The life cycle of online content #ndf2012

The life cycle of online content
Kate Chmiel (@cakehelmit), Museum Victoria
Content is king, declares the familiar refrain. We technologists in the cultural sector talk a lot about brilliant new applications, platforms and containers for web content, but not so much about the slippery business of creating, managing and retiring the content itself. At Museum Victoria we’re working on ways to steer our content and address three of our biggest challenges: what to do with old content, how to make great new content, and how to keep users – external and internal – happy. In this presentation, Kate will run through Museum Victoria’s online content plan, and whether it’s helping us nail the jelly to the tree.

Delete
Migrate
Update
Build

Sean Connery may have been best Bond but not up to job now. Similarly with many old websites. But can take long discussion to turn off old sites.

Should be easy to update content but someone needs time to check content and update.

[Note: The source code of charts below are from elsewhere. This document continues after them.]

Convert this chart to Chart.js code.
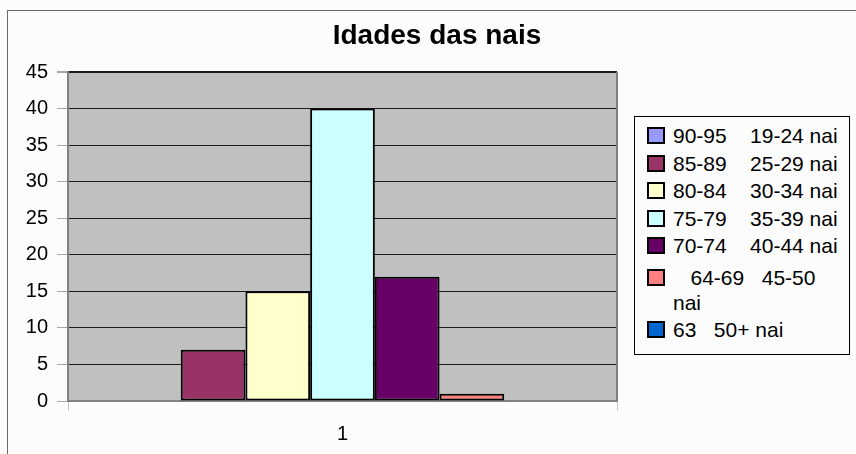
<!DOCTYPE html>
<html lang="pt">
<head>
    <meta charset="UTF-8">
    <title>Idades das nais</title>
    <style>
        html, body {
            margin: 0;
            padding: 0;
            background-color: #fcfcfc;
            overflow: hidden;
            font-family: "Liberation Sans", Arial, sans-serif;
        }
        .stage {
            position: relative;
            width: 856px;
            height: 454px;
            overflow: hidden;
        }
        .frame {
            position: absolute;
            left: 7px;
            top: 10px;
            width: 900px;
            height: 500px;
            border: 1px solid #6a6a6a;
        }
        .title {
            position: absolute;
            left: 0;
            top: 21px;
            width: 874px;
            text-align: center;
            font-weight: bold;
            font-size: 28px;
            line-height: 28px;
            color: #000;
        }
        canvas {
            position: absolute;
            left: 0;
            top: 0;
        }
        .legend {
            position: absolute;
            left: 634px;
            top: 116px;
            width: 214px;
            height: 237px;
            border: 1px solid #000;
            background-color: #fcfcfc;
            box-sizing: content-box;
            padding: 0;
        }
        .legend ul {
            list-style: none;
            margin: 0;
            padding: 5px 0 0 0;
        }
        .legend li {
            position: relative;
            padding-left: 38px;
            width: 170px;
            font-size: 21px;
            line-height: 27.5px;
            white-space: pre-wrap;
            color: #000;
        }
        .legend li.wrap {
            line-height: 25px;
            margin-top: 5.5px;
            margin-bottom: 1px;
        }
        .legend .swatch {
            position: absolute;
            left: 12px;
            width: 18px;
            height: 17px;
            box-sizing: border-box;
            border: 2px solid #000;
        }
    </style>
</head>
<body>
    <div class="stage">
        <div class="frame"></div>
        <canvas id="chart" width="856" height="454"></canvas>
        <div class="title">Idades das nais</div>
        <div class="legend"><ul id="legendList"></ul></div>
    </div>

    <script src="https://cdn.jsdelivr.net/npm/chart.js"></script>
    <script>
        // Dados
        const categories = ['1'];
        const seriesLabels = [
            '90-95    19-24 nai',
            '85-89    25-29 nai',
            '80-84    30-34 nai',
            '75-79    35-39 nai',
            '70-74    40-44 nai',
            '   64-69   45-50 nai',
            '63   50+ nai'
        ];
        const seriesValues = [0, 7, 15, 40, 17, 1, 0];
        const seriesColors = ['#9999ff', '#993366', '#ffffcc', '#ccffff', '#660066', '#ff8080', '#0066cc'];
        const yTicks = [0, 5, 10, 15, 20, 25, 30, 35, 40, 45];

        Chart.defaults.font.family = '"Liberation Sans", Arial, sans-serif';

        // Fundo cinzento da área do gráfico e borda direita
        const plotArea = {
            id: 'plotArea',
            beforeDraw(chart) {
                const a = chart.chartArea;
                const ctx = chart.ctx;
                ctx.save();
                ctx.fillStyle = '#c0c0c0';
                ctx.fillRect(a.left, a.top, a.right - a.left, a.bottom - a.top);
                ctx.restore();
            },
            afterDraw(chart) {
                const a = chart.chartArea;
                const ctx = chart.ctx;
                ctx.save();
                ctx.strokeStyle = '#808080';
                ctx.lineWidth = 2;
                ctx.beginPath();
                ctx.moveTo(a.right, a.top);
                ctx.lineTo(a.right, a.bottom + 1);
                ctx.stroke();
                ctx.restore();
            }
        };

        const datasets = seriesLabels.map((label, i) => ({
            label: label,
            data: [seriesValues[i]],
            backgroundColor: seriesColors[i],
            borderColor: '#000',
            borderWidth: 2,
            borderSkipped: false
        }));

        new Chart(document.getElementById('chart').getContext('2d'), {
            type: 'bar',
            data: { labels: categories, datasets: datasets },
            options: {
                responsive: false,
                animation: false,
                layout: { padding: { left: 0, right: 239, top: 72, bottom: 0 } },
                datasets: { bar: { categoryPercentage: 0.825, barPercentage: 1 } },
                plugins: {
                    legend: { display: false },
                    tooltip: { enabled: false }
                },
                scales: {
                    x: {
                        grid: { offset: true, drawOnChartArea: false, tickLength: 10, color: '#c8c8c8' },
                        border: { color: '#808080', width: 2 },
                        ticks: { font: { size: 20 }, color: '#000', padding: 11 },
                        afterFit: s => { s.height = 53; }
                    },
                    y: {
                        min: yTicks[0],
                        max: yTicks[yTicks.length - 1],
                        afterBuildTicks: s => { s.ticks = yTicks.map(v => ({ value: v })); },
                        ticks: { font: { size: 20 }, color: '#000', padding: 9 },
                        grid: {
                            color: c => c.tick.value === 0 ? '#808080' : '#1a1a1a',
                            lineWidth: c => c.tick.value === 45 ? 2 : 1,
                            tickColor: '#a8a8a8',
                            tickLength: 11
                        },
                        border: { color: '#808080', width: 2 },
                        afterFit: s => { s.width = 68; }
                    }
                }
            },
            plugins: [plotArea]
        });

        // Legenda com moldura, como no original
        const list = document.getElementById('legendList');
        seriesLabels.forEach((label, i) => {
            const li = document.createElement('li');
            if (label.startsWith(' ')) li.className = 'wrap';
            const sw = document.createElement('span');
            sw.className = 'swatch';
            sw.style.background = seriesColors[i];
            sw.style.top = (label.startsWith(' ') ? 4 : 5) + 'px';
            li.appendChild(sw);
            li.appendChild(document.createTextNode(label));
            list.appendChild(li);
        });
    </script>
</body>
</html>
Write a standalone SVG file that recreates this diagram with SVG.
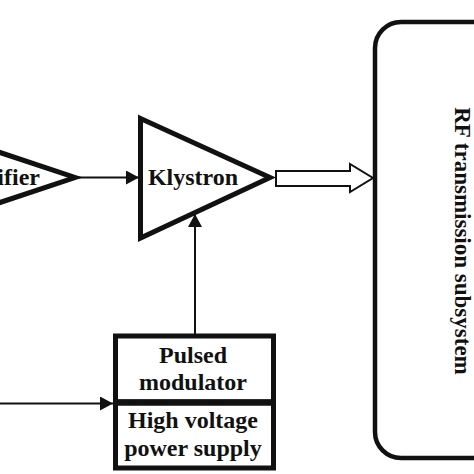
<svg xmlns="http://www.w3.org/2000/svg" width="474" height="474" viewBox="0 0 474 474">
<style>
.t{font-family:"Liberation Serif","Times New Roman",serif;font-weight:bold;font-size:24px;fill:#111;text-anchor:middle}
.s{fill:#fff;stroke:#111;stroke-width:5}
.c{fill:none;stroke:#111;stroke-width:2}
</style>
<defs><marker id="a" markerUnits="userSpaceOnUse" markerWidth="14" markerHeight="14" refX="13" refY="7" orient="auto"><path d="M0 0L13 7L0 14Z" fill="#111"/></marker></defs>
<rect width="474" height="474" fill="#fff"/>
<g id="amplifier"><path class="s" d="M-30 142.500L75 177.500L-30 212.500Z"/><text class="t" x="40" y="184.500" style="text-anchor:end">Amplifier</text></g>
<g id="klystron"><path class="s" d="M140.500 118.500L270 177.500L140.500 238Z"/><text class="t" x="193" y="185">Klystron</text></g>
<g id="modulator"><rect class="s" x="115.500" y="336" width="158" height="66"/><text class="t" x="193" y="363">Pulsed</text><text class="t" x="193" y="390">modulator</text></g>
<g id="hvps"><rect class="s" x="115.500" y="402.500" width="158" height="65.500"/><text class="t" x="193" y="428">High voltage</text><text class="t" x="193" y="455.500">power supply</text></g>
<g id="rf"><rect x="375" y="22" width="140" height="436" rx="26" fill="none" stroke="#111" stroke-width="4.500"/><text class="t" style="font-size:23px" transform="translate(455 241) rotate(90)">RF transmission subsystem</text></g>
<g id="connectors">
<path class="c" d="M76 177.500H139" marker-end="url(#a)"/>
<path class="c" d="M195 334V214" marker-end="url(#a)"/>
<path class="c" d="M0 403.500H113" marker-end="url(#a)"/>
<path d="M276 171H350V164L373 178L350 192V186H276Z" fill="#fff" stroke="#111" stroke-width="2"/>
<path d="M113 402.500H276" stroke="#111" stroke-width="6.500"/>
</g>
</svg>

Generally content worthless unless supporting business objectives and/or fulfilling user needs. Need to make sure stuff is efficient, be sustainable, make content work harder – be reused over multiple platforms.

Often content doesn’t need to be made… But if you’re going to, need masterplan: a map defining what, when, who, how.

  • When it’s born, maintained, retired. Need to return to it regularly and decide if needs to be kept, deleted, updated, replaced. Create an expiry date for content – makes review less painful down the track.
  • Where it’s found – not just a “dumping ground of shame”. Navigation important but may become less so with new ways of exposing content. Tagging, taxonomy, metadata becoming important.
  • Who – content often gets orphaned; contractors move on, staff get busy with other things. Content needs to get attached to a person, or better a position. Who makes it, edits, links, publishes, updates, removes.
  • How it goes in and comes out. (The bit in the middle is outside her realm.) Need a flexible CMS – but needs to be simple for content providers.
  • What – what’s the content? Often needs new container – hard to create container without knowing what will go in it. Content provider working with a template doesn’t always know what’s happening elsewhere – that’s the job of a content strategist.

Keeping everyone happy is biggest part of the job in getting people to change the way they work. Start by asking questions and listening. Who will use it? What do you know about them? How will they get to it? Clarifies purpose for content. Often people make pages for themselves – what they would like if they were the user.

Convert people. Need to convince people why this is a priority. What are the advantages of doing this? What are the disadvantages of not doing it? People are committed; no-one’s twiddling their thumbs. Have to convince people this’ll save time in longterm. Convince them it has to be done at all. “I spent a lot of time doing this site in 2002 and now you want me to change it?”

Web users rarely initiate communication about problems, just go away. Make user testing a spectator sport. Pick a day a month – stream the video of the testing, have tea and coffe and invite people (developer, manager, everyone…) to watch and discuss. (Have done it once but not ingrained as a habit.)

Working with researchers, some people will never play, but don’t let them hold back others. Just do it – maybe professional rivalry will then come into play.

Content strategy – focus is on content rather than container. Create once, publish everywhere. Get out of pattern of thinking that website is done. Currenly most of the innovative work is happening outside of the website. Make sure our content is great so it’s always worth consuming.